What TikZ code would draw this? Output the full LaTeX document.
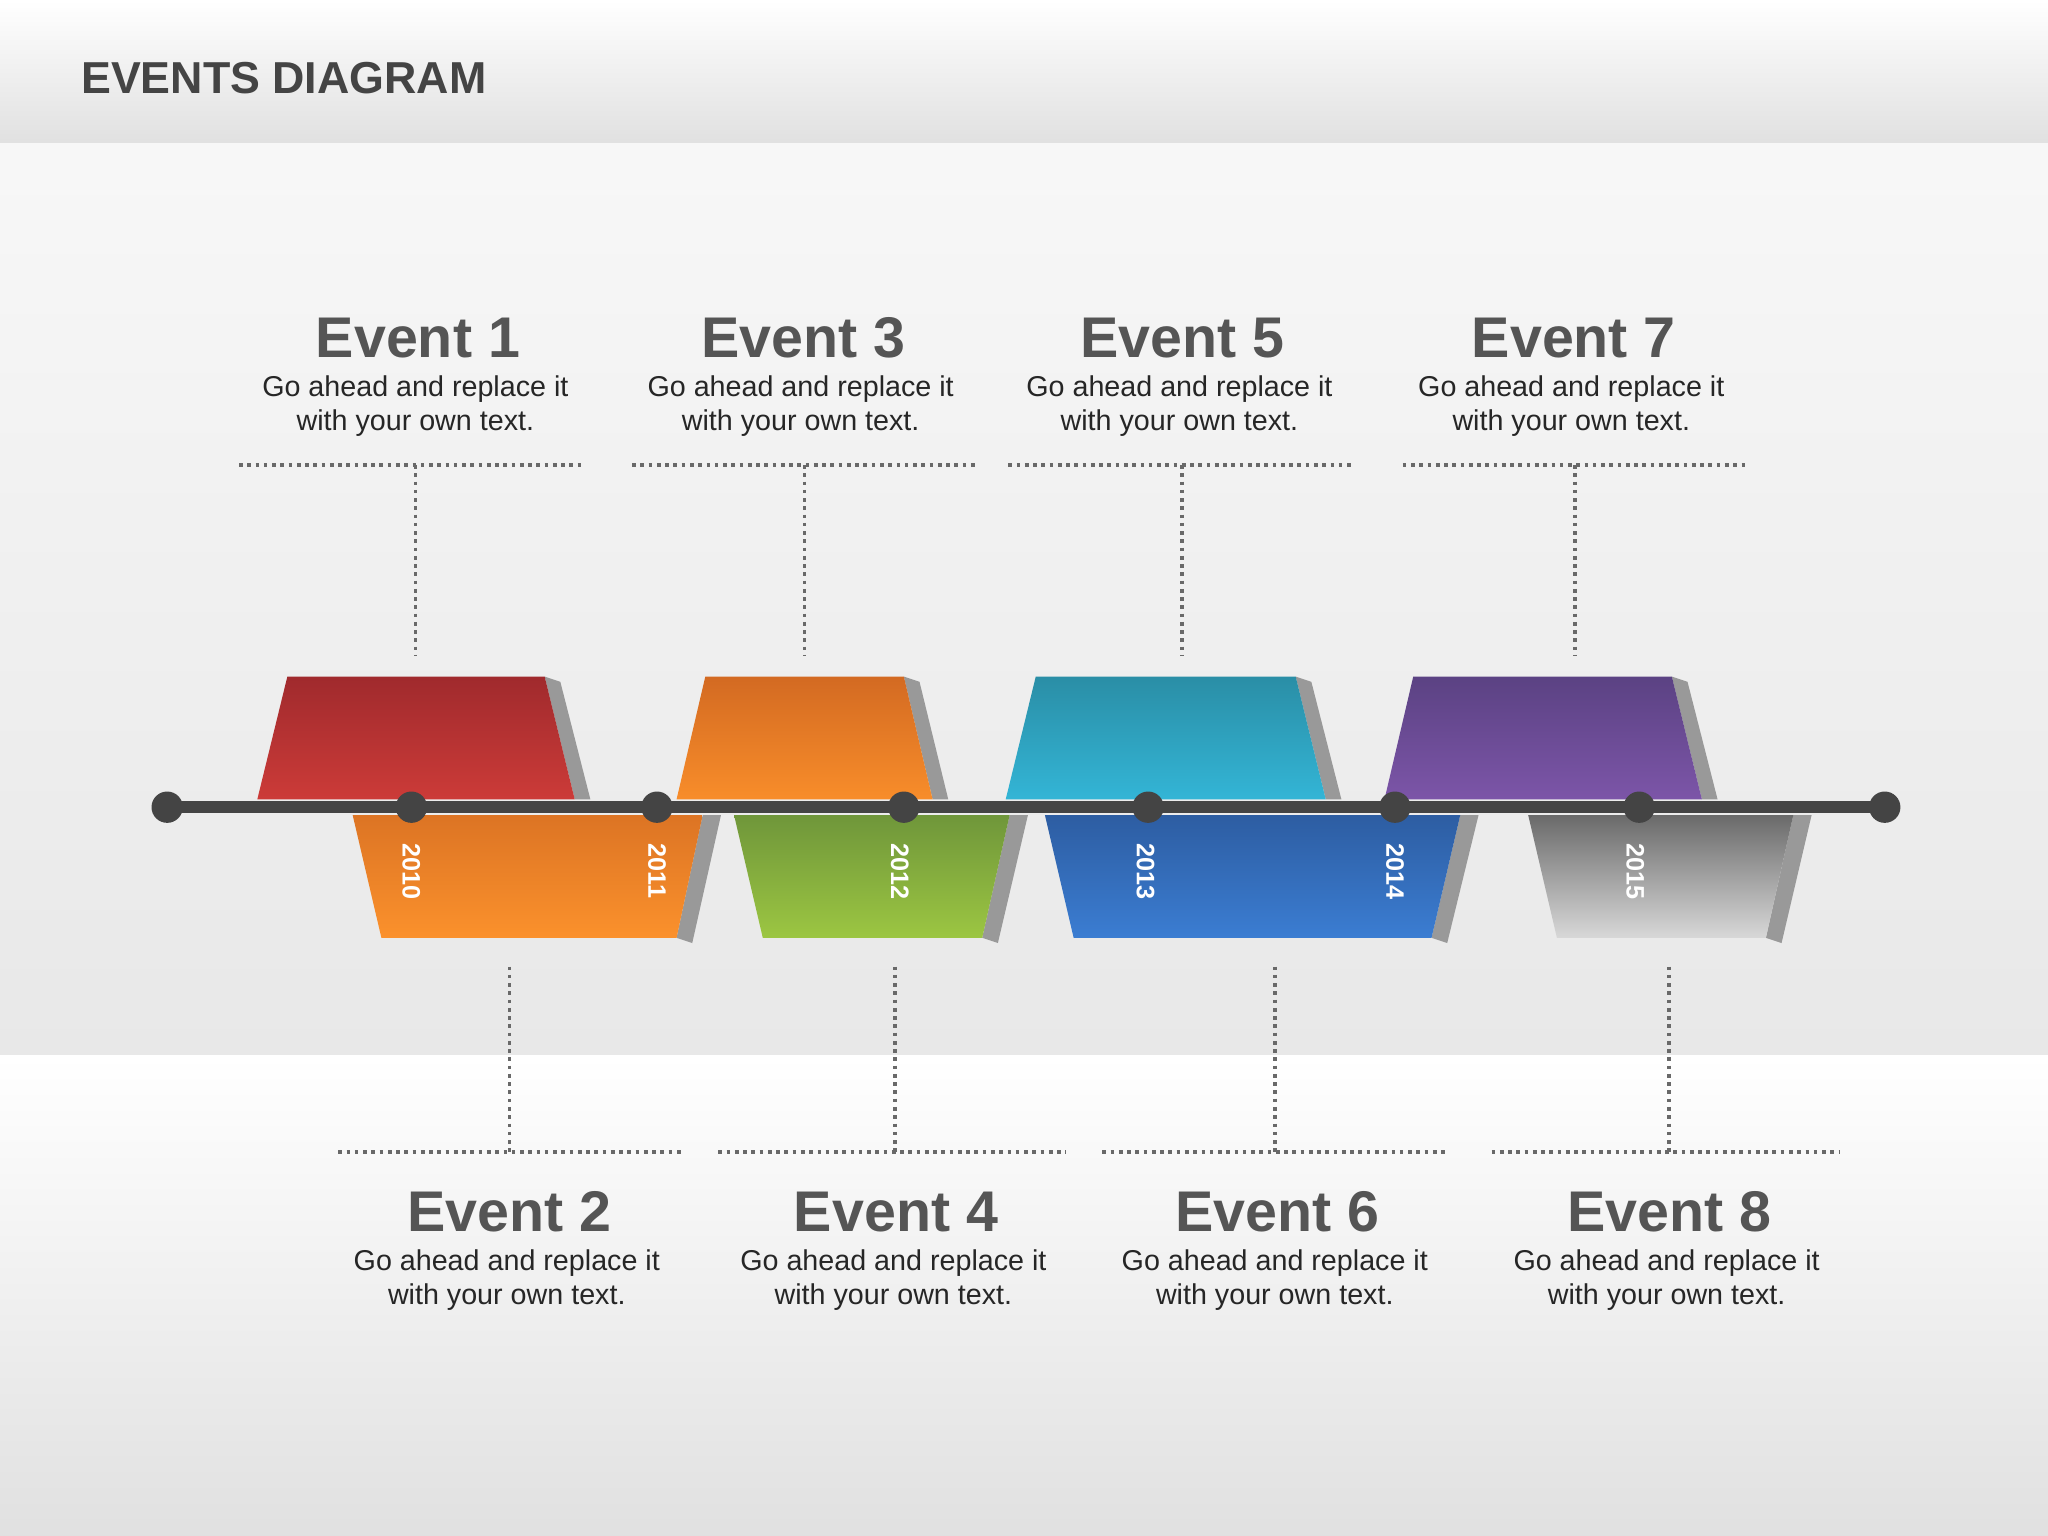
\documentclass[tikz,border=0pt]{standalone}
\usepackage{fontspec}
\setmainfont{Liberation Sans}
\definecolor{txt}{HTML}{555555}
\definecolor{line}{HTML}{444444}
\definecolor{c1a}{HTML}{A02A2D}\definecolor{c1b}{HTML}{CC3B38}
\definecolor{c2a}{HTML}{D36A22}\definecolor{c2b}{HTML}{F88D2A}
\definecolor{c3a}{HTML}{2A8EA6}\definecolor{c3b}{HTML}{33B5D6}
\definecolor{c4a}{HTML}{5B4283}\definecolor{c4b}{HTML}{7C55A8}
\definecolor{d1a}{HTML}{DC7424}\definecolor{d1b}{HTML}{FB912C}
\definecolor{d2a}{HTML}{6F963A}\definecolor{d2b}{HTML}{9CC642}
\definecolor{d3a}{HTML}{2D5DA2}\definecolor{d3b}{HTML}{3B7DD2}
\definecolor{d4a}{HTML}{6A6A6A}\definecolor{d4b}{HTML}{D8D8D8}
\begin{document}
\begin{tikzpicture}[x=0.02cm,y=-0.02cm,
  ttl/.style={font=\bfseries\fontsize{25}{28}\selectfont,text=txt},
  body/.style={font=\fontsize{12.5}{14.5}\selectfont,text=black!85,align=center},
  yr/.style={font=\bfseries\fontsize{11}{12}\selectfont,text=white,rotate=-90},
  dots/.style={line width=1.6pt,dotted,draw=line!80},
  shd/.style={fill=black!40},
  dot/.style={circle,fill=line,inner sep=0pt,minimum size=24*0.02cm}]
\useasboundingbox (0,0) rectangle (1568,1176);
\shade[top color=white,bottom color=black!12] (0,0) rectangle (1568,110);
\shade[top color=black!3,bottom color=black!9] (0,110) rectangle (1568,808);
\shade[top color=white,bottom color=black!12] (0,808) rectangle (1568,1176);
\node[anchor=west,font=\bfseries\fontsize{19.5}{22}\selectfont,text=line] (hdr) at (56,60) {EVENTS DIAGRAM};
% top shapes
\foreach \a/\b/\c/\d/\t/\u in {220/417/197/440/c1a/c1b,540/692/518/714/c2a/c2b,793/992/770/1015/c3a/c3b,1082/1280/1060/1303/c4a/c4b}{
  \fill[shd] (\b,518)--(\b+12,522)--(\d+12,612)--(\d,612)--cycle;
  \shade[top color=\t,bottom color=\u] (\a,518)--(\b,518)--(\d,612)--(\c,612)--cycle;
}
% bottom shapes
\foreach \a/\b/\c/\d/\t/\u in {270/538/292/518/d1a/d1b,562/773/584/752/d2a/d2b,800/1118/822/1096/d3a/d3b,1170/1373/1192/1352/d4a/d4b}{
  \fill[shd] (\b,624)--(\b+14,624)--(\d+12,722)--(\d,718)--cycle;
  \shade[top color=\t,bottom color=\u] (\a,624)--(\b,624)--(\d,718)--(\c,718)--cycle;
}
% timeline
\coordinate (L) at (128,618); \coordinate (R) at (1443,618);
\draw[line,line width=5pt] (L)--(R);
\foreach \x [count=\i] in {128,315,503,692,879,1068,1255,1443}
  \node[dot] (d\i) at (\x,618) {};
\foreach \x/\y in {315/2010,503/2011,689/2012,877/2013,1068/2014,1252/2015}
  \node[yr] (y\y) at (\x,667) {\y};
% top events
\foreach \n/\l/\r/\c/\tx in {1/183/448/318/320,3/484/749/616/615,5/772/1037/905/905,7/1074/1339/1206/1205}{
  \node[ttl] (t\n) at (\tx,259) {Event \n};
  \node[body] (b\n) at (\tx-2,311) {Go ahead and replace it\\with your own text.};
  \coordinate (hl\n) at (\l,356); \coordinate (hr\n) at (\r,356);
  \coordinate (vt\n) at (\c,356); \coordinate (vb\n) at (\c,502);
  \draw[dots] (hl\n)--(hr\n); \draw[dots] (vt\n)--(vb\n);
}
% bottom events
\foreach \n/\l/\r/\c/\tx in {2/259/524/390/390,4/550/816/685/686,6/844/1109/976/978,8/1142/1408/1278/1278}{
  \node[ttl] (t\n) at (\tx,928) {Event \n};
  \node[body] (b\n) at (\tx-2,980) {Go ahead and replace it\\with your own text.};
  \coordinate (hl\n) at (\l,882); \coordinate (hr\n) at (\r,882);
  \coordinate (vt\n) at (\c,740); \coordinate (vb\n) at (\c,882);
  \draw[dots] (hl\n)--(hr\n); \draw[dots] (vt\n)--(vb\n);
}
\end{tikzpicture}
\end{document}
..........
→ Instruction
Reproduce the whole listing exactly, but not the images in it.

→ Task output
What TikZ code would draw this? Output the full LaTeX document.
\documentclass[tikz,border=0pt]{standalone}
\usepackage{fontspec}
\setmainfont{Liberation Sans}
\definecolor{txt}{HTML}{555555}
\definecolor{line}{HTML}{444444}
\definecolor{c1a}{HTML}{A02A2D}\definecolor{c1b}{HTML}{CC3B38}
\definecolor{c2a}{HTML}{D36A22}\definecolor{c2b}{HTML}{F88D2A}
\definecolor{c3a}{HTML}{2A8EA6}\definecolor{c3b}{HTML}{33B5D6}
\definecolor{c4a}{HTML}{5B4283}\definecolor{c4b}{HTML}{7C55A8}
\definecolor{d1a}{HTML}{DC7424}\definecolor{d1b}{HTML}{FB912C}
\definecolor{d2a}{HTML}{6F963A}\definecolor{d2b}{HTML}{9CC642}
\definecolor{d3a}{HTML}{2D5DA2}\definecolor{d3b}{HTML}{3B7DD2}
\definecolor{d4a}{HTML}{6A6A6A}\definecolor{d4b}{HTML}{D8D8D8}
\begin{document}
\begin{tikzpicture}[x=0.02cm,y=-0.02cm,
  ttl/.style={font=\bfseries\fontsize{25}{28}\selectfont,text=txt},
  body/.style={font=\fontsize{12.5}{14.5}\selectfont,text=black!85,align=center},
  yr/.style={font=\bfseries\fontsize{11}{12}\selectfont,text=white,rotate=-90},
  dots/.style={line width=1.6pt,dotted,draw=line!80},
  shd/.style={fill=black!40},
  dot/.style={circle,fill=line,inner sep=0pt,minimum size=24*0.02cm}]
\useasboundingbox (0,0) rectangle (1568,1176);
\shade[top color=white,bottom color=black!12] (0,0) rectangle (1568,110);
\shade[top color=black!3,bottom color=black!9] (0,110) rectangle (1568,808);
\shade[top color=white,bottom color=black!12] (0,808) rectangle (1568,1176);
\node[anchor=west,font=\bfseries\fontsize{19.5}{22}\selectfont,text=line] (hdr) at (56,60) {EVENTS DIAGRAM};
% top shapes
\foreach \a/\b/\c/\d/\t/\u in {220/417/197/440/c1a/c1b,540/692/518/714/c2a/c2b,793/992/770/1015/c3a/c3b,1082/1280/1060/1303/c4a/c4b}{
  \fill[shd] (\b,518)--(\b+12,522)--(\d+12,612)--(\d,612)--cycle;
  \shade[top color=\t,bottom color=\u] (\a,518)--(\b,518)--(\d,612)--(\c,612)--cycle;
}
% bottom shapes
\foreach \a/\b/\c/\d/\t/\u in {270/538/292/518/d1a/d1b,562/773/584/752/d2a/d2b,800/1118/822/1096/d3a/d3b,1170/1373/1192/1352/d4a/d4b}{
  \fill[shd] (\b,624)--(\b+14,624)--(\d+12,722)--(\d,718)--cycle;
  \shade[top color=\t,bottom color=\u] (\a,624)--(\b,624)--(\d,718)--(\c,718)--cycle;
}
% timeline
\coordinate (L) at (128,618); \coordinate (R) at (1443,618);
\draw[line,line width=5pt] (L)--(R);
\foreach \x [count=\i] in {128,315,503,692,879,1068,1255,1443}
  \node[dot] (d\i) at (\x,618) {};
\foreach \x/\y in {315/2010,503/2011,689/2012,877/2013,1068/2014,1252/2015}
  \node[yr] (y\y) at (\x,667) {\y};
% top events
\foreach \n/\l/\r/\c/\tx in {1/183/448/318/320,3/484/749/616/615,5/772/1037/905/905,7/1074/1339/1206/1205}{
  \node[ttl] (t\n) at (\tx,259) {Event \n};
  \node[body] (b\n) at (\tx-2,311) {Go ahead and replace it\\with your own text.};
  \coordinate (hl\n) at (\l,356); \coordinate (hr\n) at (\r,356);
  \coordinate (vt\n) at (\c,356); \coordinate (vb\n) at (\c,502);
  \draw[dots] (hl\n)--(hr\n); \draw[dots] (vt\n)--(vb\n);
}
% bottom events
\foreach \n/\l/\r/\c/\tx in {2/259/524/390/390,4/550/816/685/686,6/844/1109/976/978,8/1142/1408/1278/1278}{
  \node[ttl] (t\n) at (\tx,928) {Event \n};
  \node[body] (b\n) at (\tx-2,980) {Go ahead and replace it\\with your own text.};
  \coordinate (hl\n) at (\l,882); \coordinate (hr\n) at (\r,882);
  \coordinate (vt\n) at (\c,740); \coordinate (vb\n) at (\c,882);
  \draw[dots] (hl\n)--(hr\n); \draw[dots] (vt\n)--(vb\n);
}
\end{tikzpicture}
\end{document}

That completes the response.